Clean it up, put it on premium, high grade octane and it will perform better, faster and stronger.
I workout hard, probably not as hard as some, but harder than others I would suspect. Why not complete the equation and up the ante with eating the proper foods to support my workouts. I am proof positive that "just working out" isn't going to change or reshape one's physique.
Alright, enough with the analogies. Really, but that is how it is.
I weighed. I got pissed. I measured. I felt better. Things really are looking up.
Somebody remind me to break out the measuring tape when I weigh in because as we ALL know, the scale is the ultimate false idol. In a week and a half of eating clean, I am down almost three inches (.25 on my hips, 1 on my thighs and .5 on my abductors). True, not the most astonishing of numbers, but considering that has been in about two weeks, I'll take it.
I started the Lean Phase of ChaLEAN today which is hands down, my absolute favorite phase and now I sit here wondering what in the heck I am supposed to do after these four short weeks are over? I watched the infomercial for Jillian's Body Revolution and it looks fun. Maybe stepping away from heavy weights for awhile and going to a more circuit based approach would be good? I am reading The New Rules of Lifting for Women and that book speaks to me a lot. I might look at that and just doing my own thing? Jamie Eason's 12 Week Trainer? Maybe. Not sure about all the supplements on that one. We'll see.

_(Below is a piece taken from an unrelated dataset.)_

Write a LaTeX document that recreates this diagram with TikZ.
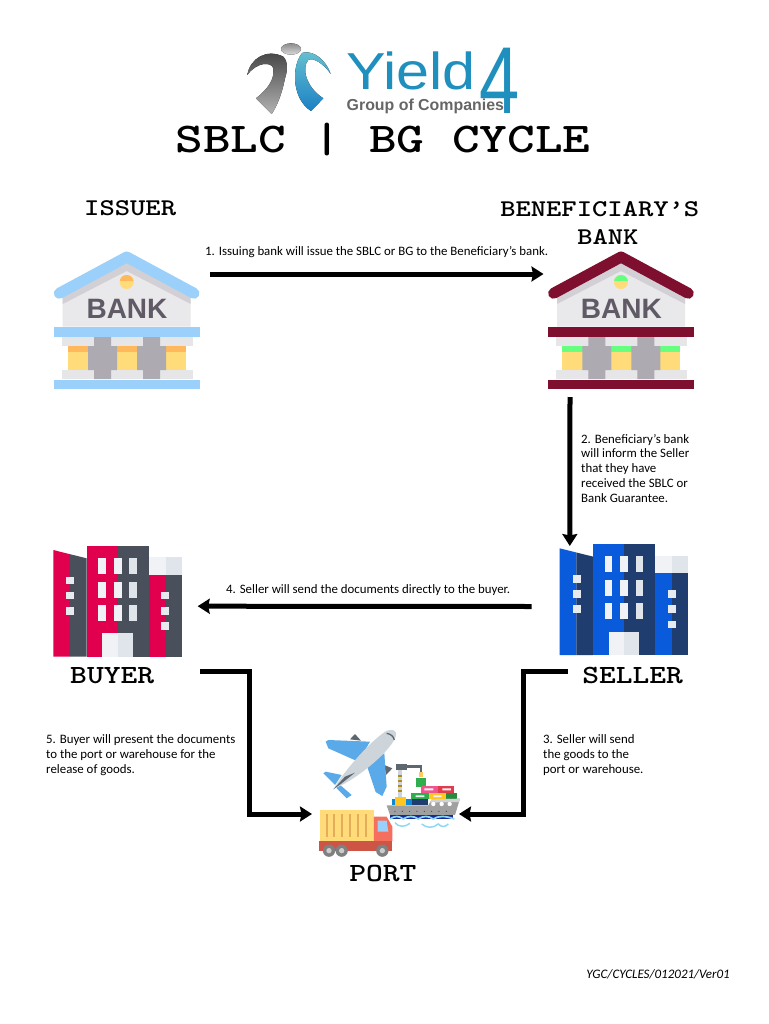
\documentclass[tikz,border=0pt]{standalone}
\usepackage{fontspec}
\setmainfont{Carlito}
\newfontfamily\arialf{Liberation Sans}
\usetikzlibrary{arrows.meta}
\definecolor{wallc}{HTML}{E9E8EB}
\definecolor{shadec}{HTML}{D2D0D5}
\definecolor{pillarc}{HTML}{ADAAB1}
\definecolor{shelfc}{HTML}{E6E6E9}
\definecolor{bankink}{HTML}{5F5A65}
\definecolor{yellowc}{HTML}{FFDB7A}
\definecolor{orangec}{HTML}{FFB85C}
\definecolor{lightblue}{HTML}{9BD0FB}
\definecolor{maroon}{HTML}{7F0F2E}
\definecolor{greenc}{HTML}{66FF80}
\definecolor{redb}{HTML}{E0004D}
\definecolor{darkb}{HTML}{4A4F5C}
\definecolor{blueb}{HTML}{0A5BDC}
\definecolor{navyb}{HTML}{1F3D6E}
\definecolor{wina}{HTML}{F1F2F5}
\definecolor{winb}{HTML}{E0E4EB}
\definecolor{logob}{HTML}{1F8FBE}
\definecolor{logog}{HTML}{666666}
\definecolor{planeb}{HTML}{5AA9E8}
\definecolor{planeg}{HTML}{CDD5DB}
\definecolor{planed}{HTML}{5E666E}
\definecolor{cabc}{HTML}{F46F5E}
\definecolor{chassisc}{HTML}{CE5445}
\definecolor{cgreen}{HTML}{2FAE4E}
\definecolor{cred}{HTML}{E23B4E}
\definecolor{cpink}{HTML}{F0548F}
\definecolor{cyel}{HTML}{FFC720}
\definecolor{hullc}{HTML}{A0A0A0}
\definecolor{wavec}{HTML}{8FD8F5}
\newcommand{\slabfont}[2]{\ttfamily\bfseries\fontsize{#1}{#2}\selectfont\addfontfeature{FakeBold=1}}
\tikzset{
  flow/.style={draw=black,line width=5pt,-{Stealth[length=12pt,width=15pt,inset=1.5pt]},line join=miter},
  icon/.style={inset sep,minimum width=#1},
  inset sep/.style={inner sep=0pt,outer sep=0pt},
  hd/.style={font=\slabfont{24}{28},xscale=1.215,inner sep=0pt,anchor=base west,align=left},
  hdb/.style={font=\slabfont{26.2}{30},xscale=1.22,inner sep=0pt,anchor=base west},
  note/.style={font=\fontsize{12.85}{14.7}\selectfont,inner sep=0pt,anchor=north west,align=left},
}
\newcommand{\bankicon}[5]{% dx, dy, roof, col top, bulb top
\begin{scope}[shift={(#1,#2)}]
 \fill[wallc] (62.7,326.7)--(62.7,298)--(126.7,264)--(190.7,298)--(190.7,326.7)--cycle;
 \fill[shadec] (62.7,296)--(126.7,262)--(190.7,296)--(190.7,304)--(126.7,271)--(62.7,304)--cycle;
 \draw[#3,line width=11pt,line cap=round,line join=round] (59.3,293.3)--(126.7,257)--(194,293.3);
 \begin{scope}
  \clip (126.7,282) circle (7);
  \fill[yellowc] (119,274) rectangle (135,290);
  \fill[#5] (119,274) rectangle (135,281);
 \end{scope}
 \node[text=bankink,font=\arialf\bfseries\fontsize{28}{30}\selectfont,inner sep=0pt,anchor=base] at (127,318) {BANK};
 \fill[shelfc] (62,337) rectangle (193,346);
 \fill[yellowc] (68,346) rectangle (186,370);
 \fill[#4] (68,346) rectangle (186,352);
 \fill[shelfc] (62,370) rectangle (193,379);
 \fill[pillarc] (88,346) rectangle (117,370) (94,337) rectangle (111,379);
 \fill[pillarc] (137,346) rectangle (166,370) (143,337) rectangle (160,379);
 \fill[#3] (53.5,326.7) rectangle (200,337);
 \fill[#3] (53.5,379.5) rectangle (200,389);
\end{scope}}
\newcommand{\officeicon}[4]{% dx, dy, light, dark
\begin{scope}[shift={(#1,#2)}]
 \fill[#3] (53.3,550)--(70,554.2)--(70,656.7)--(53.3,656.7)--cycle;
 \fill[#4] (70,554.2)--(86.7,558.3)--(86.7,656.7)--(70,656.7)--cycle;
 \fill[#3] (86.7,545.7) rectangle (117.7,656.7);
 \fill[#4] (117.7,545.7) rectangle (148.7,656.7);
 \fill[wina] (148.7,557.3) rectangle (165.7,575);
 \fill[winb] (165.7,557.3) rectangle (181.7,575);
 \fill[#3] (148.7,575) rectangle (165.7,656.7);
 \fill[#4] (165.7,575) rectangle (181.7,656.7);
 \fill[wina] (102.3,633.3) rectangle (117.7,656.7);
 \fill[winb] (117.7,633.3) rectangle (132.7,656.7);
 \foreach \wy in {558,581.7,605}{
  \fill[wina] (98.3,\wy) rectangle +(7.7,16);
  \fill[wina] (114,\wy) rectangle +(7.7,16);
  \fill[winb] (129.3,\wy) rectangle +(7.7,16);
 }
 \foreach \wy in {576.7,591.7,607}{\fill[winb!60!wina] (66.3,\wy) rectangle +(8,7.7);}
 \foreach \wy in {591.7,607,622.3}{\fill[winb!60!wina] (161.3,\wy) rectangle +(8,7.7);}
\end{scope}}
\begin{document}
\begin{tikzpicture}[x=1pt,y=-1pt]
\useasboundingbox (0,0) rectangle (768,1024);
\fill[white] (0,0) rectangle (768,1024);
% logo
\begin{scope}[shift={(230,30)},x=0.3333pt,y=-0.3333pt]
 \fill[top color=gray!90,bottom color=gray!30] (183,57) ellipse (30 and 17);
 \fill[top color=black!75,bottom color=black!30]
   (52,135) .. controls (60,85) and (110,55) .. (160,80) .. controls (175,95) and (172,125) .. (165,145)
   .. controls (155,195) and (140,230) .. (125,252) -- (78,205) .. controls (110,180) and (135,150) .. (130,115)
   .. controls (125,95) and (80,95) .. (52,135) -- cycle;
 \fill[top color=logob!60!cyan!60!white!90!black,bottom color=logob!90!blue]
   (218,68) .. controls (255,60) and (290,95) .. (302,132) .. controls (285,105) and (250,80) .. (235,90)
   .. controls (215,110) and (225,170) .. (280,205) -- (243,243) .. controls (215,225) and (195,190) .. (195,140)
   .. controls (195,110) and (205,80) .. (218,68) -- cycle;
\end{scope}
\node (yieldtxt) [text=logob,font=\arialf\fontsize{52}{56}\selectfont,xscale=1.14,inner sep=0pt,anchor=base west] at (346,90) {Yield};
\node (four) [text=logob,font=\arialf\fontsize{95}{96}\selectfont,xscale=0.76,inner sep=0pt,anchor=base west] at (479,113.5) {4};
\node (group) [text=logog,font=\arialf\bfseries\fontsize{15.9}{16}\selectfont,inner sep=0pt,anchor=base west] at (346.5,110.5) {Group of Companies};
% title
\node (title) [font=\slabfont{42.5}{46},xscale=1.24,inner sep=0pt,anchor=base] at (383,153) {SBLC | BG CYCLE};
\node (issuerh) [hd] at (84,216) {ISSUER};
\node (benefh) [hd] at (500,244) {BENEFICIARY’S\\\hspace*{63.4pt}BANK};
% icons
\bankicon{0}{0}{lightblue}{orangec}{orangec}
\bankicon{494.3}{0}{maroon}{greenc}{greenc}
\officeicon{0}{0}{redb}{darkb}
\officeicon{506.3}{-1.7}{blueb}{navyb}
\node (issuerbank) [icon=147pt,minimum height=138pt] at (126.7,320) {};
\node (benefbank) [icon=147pt,minimum height=138pt] at (621,320) {};
\node (buyericon) [icon=128.4pt,minimum height=111pt] at (117.5,601.2) {};
\node (sellericon) [icon=128.4pt,minimum height=111pt] at (623.8,599.5) {};
% port
\begin{scope}[shift={(305,720)},x=0.3333pt,y=-0.3333pt]
 % plane
 \fill[planed] (135,58)--(150,42)--(168,62)--cycle;
 \fill[planed] (238,135)--(262,145)--(243,165)--cycle;
 \fill[planeb,line join=round] (62,65)--(70,60)--(195,65)--(160,125)--(70,85)--cycle;
 \fill[planeb] (238,100)--(245,200)--(232,228)--(212,216)--(185,135)--cycle;
 \fill[planeb] (55,160)--(62,155)--(110,165)--(90,195)--cycle;
 \fill[planeb] (100,190)--(140,225)--(125,235)--(95,205)--cycle;
 \fill[planeg] (85,208) .. controls (120,150) and (190,70) .. (240,35) .. controls (260,25) and (278,28) .. (272,50)
   .. controls (260,85) and (190,150) .. (120,190) -- cycle;
 \fill[planed] (85,208)--(120,170)--(150,158)--(110,190)--cycle;
 \draw[planed,line width=1.3pt] (245,40) .. controls (258,42) and (266,50) .. (268,60);
 % ship
 \fill[planed] (272,133) rectangle (305,150);
 \fill[planed] (300,135) rectangle (352,143);
 \fill[planeg] (280,150) rectangle (292,235);
 \foreach \sy in {165,180,195,210}{\fill[cyel!70!black] (280,\sy) rectangle (292,\sy+7);}
 \fill[planed] (345,143) rectangle (350,155);
 \fill[yellowc!80!orange] (341,155) rectangle (355,172);
 \fill[cgreen] (333,175) rectangle (362,202);
 \fill[cpink] (347,197) rectangle (400,220);
 \fill[cred] (400,197) rectangle (448,220);
 \fill[wina] (358,205) rectangle (385,211) (412,205) rectangle (438,211);
 \fill[cgreen] (318,220) rectangle (372,238);
 \fill[cyel] (372,220) rectangle (422,238);
 \fill[cgreen!80!black] (422,220) rectangle (457,238);
 \fill[wina] (332,226) rectangle (358,231) (385,226) rectangle (410,231);
 \fill[navyb] (320,238) rectangle (370,255);
 \fill[cyan!70!blue] (262,238) rectangle (320,255);
 \fill[cyel] (270,232) rectangle (303,255);
 \fill[hullc] (245,256)--(370,256)--(380,238)--(465,236)--(450,285)--(255,285)--cycle;
 \fill[gray!35] (380,238)--(465,236)--(462,246)--(375,248)--cycle;
 \foreach \px in {385,410,434}{\fill[white] (\px,252) circle (6.5);}
 \foreach \px in {270,292,314,336,358,380,402,424}{\fill[darkb] (\px,274) circle (2);}
 \fill[navyb!70!blue] (255,285) rectangle (445,297);
 \draw[wavec,line width=1.7pt] (255,297) .. controls (270,287) and (280,287) .. (295,297) .. controls (310,287) and (325,287) .. (340,297) .. controls (355,287) and (370,287) .. (385,297) .. controls (400,287) and (420,287) .. (448,297);
 \draw[wavec,line width=1.5pt] (270,308) .. controls (280,322) and (300,322) .. (315,310);
 \draw[wavec,line width=1.5pt] (350,312) .. controls (365,325) and (385,325) .. (400,312) .. controls (410,322) and (420,322) .. (430,312);
 % truck
 \fill[yellowc] (45,270) rectangle (207,363);
 \foreach \tx in {65,88,112,135,160,183}{\fill[orangec!75!yellowc!90!black] (\tx-3,283) rectangle (\tx+3,350);}
 \fill[cabc] (207,290)--(245,290)--(262,320)--(262,363)--(207,363)--cycle;
 \fill[lightblue] (218,302)--(245,302)--(250,335)--(218,335)--cycle;
 \fill[chassisc] (42,363) rectangle (262,392);
 \foreach \wx in {72,110,232}{
  \fill[gray] (\wx,392) circle (18.5);
  \fill[gray!40] (\wx,392) circle (8);
 }
\end{scope}
\node (porticon) [icon=140pt,minimum height=130pt] at (390,793) {};
% labels
\node (buyerl) [hdb] at (70,683) {BUYER};
\node (sellerl) [hdb] at (582,683) {SELLER};
\node (portl) [hdb] at (349,881) {PORT};
\node (n1) [note] at (205,246) {1. Issuing bank will issue the SBLC or BG to the Beneficiary’s bank.};
\node (n2) [note] at (581,434) {2. Beneficiary’s bank\\will inform the Seller\\that they have\\received the SBLC or\\Bank Guarantee.};
\node (n3) [note] at (543,734.5) {3. Seller will send\\the goods to the\\port or warehouse.};
\node (n4) [note] at (226,584.5) {4. Seller will send the documents directly to the buyer.};
\node (n5) [note] at (46,734.5) {5. Buyer will present the documents\\to the port or warehouse for the\\release of goods.};
\node (foot) [font=\itshape\fontsize{13}{14}\selectfont,inner sep=0pt,anchor=base east] at (730,978) {YGC/CYCLES/012021/Ver01};
% connectors
\draw[flow] ([shift={(10pt,46pt)}]issuerbank.east) -- ([shift={(-4pt,46pt)}]benefbank.west);
\draw[flow] ([shift={(-51pt,-8pt)}]benefbank.south) -- ([shift={(-54pt,-2pt)}]sellericon.north);
\draw[flow] ([shift={(-28pt,-7pt)}]sellericon.west) -- ([shift={(16pt,-5pt)}]buyericon.east);
\draw[flow] ([shift={(-14pt,3.5pt)}]sellerl.west) -| ([shift={(63pt,-21pt)}]porticon.east) -- ([shift={(-1pt,-21pt)}]porticon.east);
\draw[flow] ([shift={(46pt,3.5pt)}]buyerl.east) -| ([shift={(-71pt,-21pt)}]porticon.west) -- ([shift={(-8pt,-21pt)}]porticon.west);
\end{tikzpicture}
\end{document}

I finished Your Best Body Now by dear Tosca and highly recommend that one. I have Master Your Metabolism by Jillian to read next. I guess at this point I am collectively gaining knowledge on all fronts and will make a decision soon. I have some bday cash sitting upstairs on my dining room table that I may put toward a new workout system or something. Time will tell...
So I guess the moral of this discombobulated blog is this: I am approaching 40, but I cannot and will not accept the adage that turning 40 has to equal frumpy sweats, bon bons, bad hair, a piss poor self esteem, putting myself on hold for everyone else. No. I won't do it and can't do it. Instead, I want to be active, healthy, energetic. Not accepting the stereotypes. Won't do it!
If Tosca Reno can transform herself at 40, I can certainly do it at 37.